• **SHORT EXERCISE**
Transcribe the listing that follows in full, omitting pictures.

• **PROVIDED MATERIAL**
(begin)

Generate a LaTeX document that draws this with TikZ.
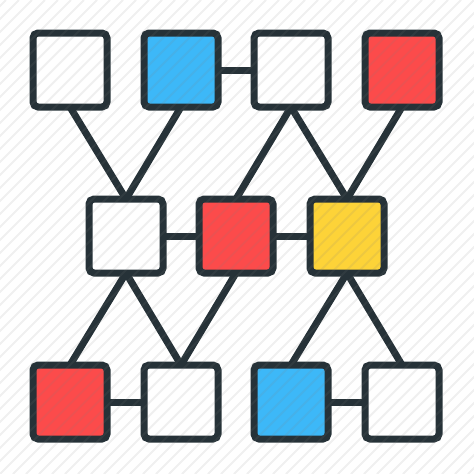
\documentclass[tikz,border=0pt]{standalone}
\usepackage{xcolor}
\usepackage{tikz}
\usetikzlibrary{backgrounds}

\definecolor{edge}{HTML}{263238}
\definecolor{nodeblue}{HTML}{3DB8F8}
\definecolor{nodered}{HTML}{FC4B4B}
\definecolor{nodeyellow}{HTML}{FDD338}

\begin{document}
\begin{tikzpicture}[x=1pt, y=-1pt,
        box/.style={draw=edge, line width=7pt, rectangle, rounded corners=5pt,
            minimum size=74pt, inner sep=0pt, outer sep=0pt, fill=white},
        link/.style={draw=edge, line width=7pt},
        stripe/.style={draw=gray, line width=2pt, opacity=0.12}]
        \useasboundingbox (0,0) rectangle (474,474);

        % top row
        \node[box] (t1) at (70,70) {};
        \node[box, fill=nodeblue] (t2) at (181,70) {};
        \node[box] (t3) at (291,70) {};
        \node[box, fill=nodered] (t4) at (402,70) {};

        % middle row
        \node[box] (m1) at (126,236) {};
        \node[box, fill=nodered] (m2) at (236,236) {};
        \node[box, fill=nodeyellow] (m3) at (347,236) {};

        % bottom row
        \node[box, fill=nodered] (b1) at (70,402) {};
        \node[box] (b2) at (181,402) {};
        \node[box, fill=nodeblue] (b3) at (291,402) {};
        \node[box] (b4) at (402,402) {};

        \begin{scope}[on background layer]
            \draw[link] (t2.east) -- (t3.west);
            \draw[link] (m1.east) -- (m2.west);
            \draw[link] (m2.east) -- (m3.west);
            \draw[link] (b1.east) -- (b2.west);
            \draw[link] (b3.east) -- (b4.west);

            \draw[link] (t1.south) -- (m1.north);
            \draw[link] (t2.south) -- (m1.north);
            \draw[link] (t3.south) -- (m2.north);
            \draw[link] (t3.south) -- (m3.north);
            \draw[link] (t4.south) -- (m3.north);

            \draw[link] (m1.south) -- (b1.north);
            \draw[link] (m1.south) -- (b2.north);
            \draw[link] (m2.south) -- (b2.north);
            \draw[link] (m3.south) -- (b3.north);
            \draw[link] (m3.south) -- (b4.north);
        \end{scope}

        % faint hatching over the whole picture
        \begin{scope}
            \clip (0,0) rectangle (474,474);
            \foreach \i in {-481,-468,...,481}
                \draw[stripe] (\i,474) -- (\i+474,0);
        \end{scope}
\end{tikzpicture}
\end{document}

(end)

• **CORRECT ANSWER**
Generate a LaTeX document that draws this with TikZ.
\documentclass[tikz,border=0pt]{standalone}
\usepackage{xcolor}
\usepackage{tikz}
\usetikzlibrary{backgrounds}

\definecolor{edge}{HTML}{263238}
\definecolor{nodeblue}{HTML}{3DB8F8}
\definecolor{nodered}{HTML}{FC4B4B}
\definecolor{nodeyellow}{HTML}{FDD338}

\begin{document}
\begin{tikzpicture}[x=1pt, y=-1pt,
        box/.style={draw=edge, line width=7pt, rectangle, rounded corners=5pt,
            minimum size=74pt, inner sep=0pt, outer sep=0pt, fill=white},
        link/.style={draw=edge, line width=7pt},
        stripe/.style={draw=gray, line width=2pt, opacity=0.12}]
        \useasboundingbox (0,0) rectangle (474,474);

        % top row
        \node[box] (t1) at (70,70) {};
        \node[box, fill=nodeblue] (t2) at (181,70) {};
        \node[box] (t3) at (291,70) {};
        \node[box, fill=nodered] (t4) at (402,70) {};

        % middle row
        \node[box] (m1) at (126,236) {};
        \node[box, fill=nodered] (m2) at (236,236) {};
        \node[box, fill=nodeyellow] (m3) at (347,236) {};

        % bottom row
        \node[box, fill=nodered] (b1) at (70,402) {};
        \node[box] (b2) at (181,402) {};
        \node[box, fill=nodeblue] (b3) at (291,402) {};
        \node[box] (b4) at (402,402) {};

        \begin{scope}[on background layer]
            \draw[link] (t2.east) -- (t3.west);
            \draw[link] (m1.east) -- (m2.west);
            \draw[link] (m2.east) -- (m3.west);
            \draw[link] (b1.east) -- (b2.west);
            \draw[link] (b3.east) -- (b4.west);

            \draw[link] (t1.south) -- (m1.north);
            \draw[link] (t2.south) -- (m1.north);
            \draw[link] (t3.south) -- (m2.north);
            \draw[link] (t3.south) -- (m3.north);
            \draw[link] (t4.south) -- (m3.north);

            \draw[link] (m1.south) -- (b1.north);
            \draw[link] (m1.south) -- (b2.north);
            \draw[link] (m2.south) -- (b2.north);
            \draw[link] (m3.south) -- (b3.north);
            \draw[link] (m3.south) -- (b4.north);
        \end{scope}

        % faint hatching over the whole picture
        \begin{scope}
            \clip (0,0) rectangle (474,474);
            \foreach \i in {-481,-468,...,481}
                \draw[stripe] (\i,474) -- (\i+474,0);
        \end{scope}
\end{tikzpicture}
\end{document}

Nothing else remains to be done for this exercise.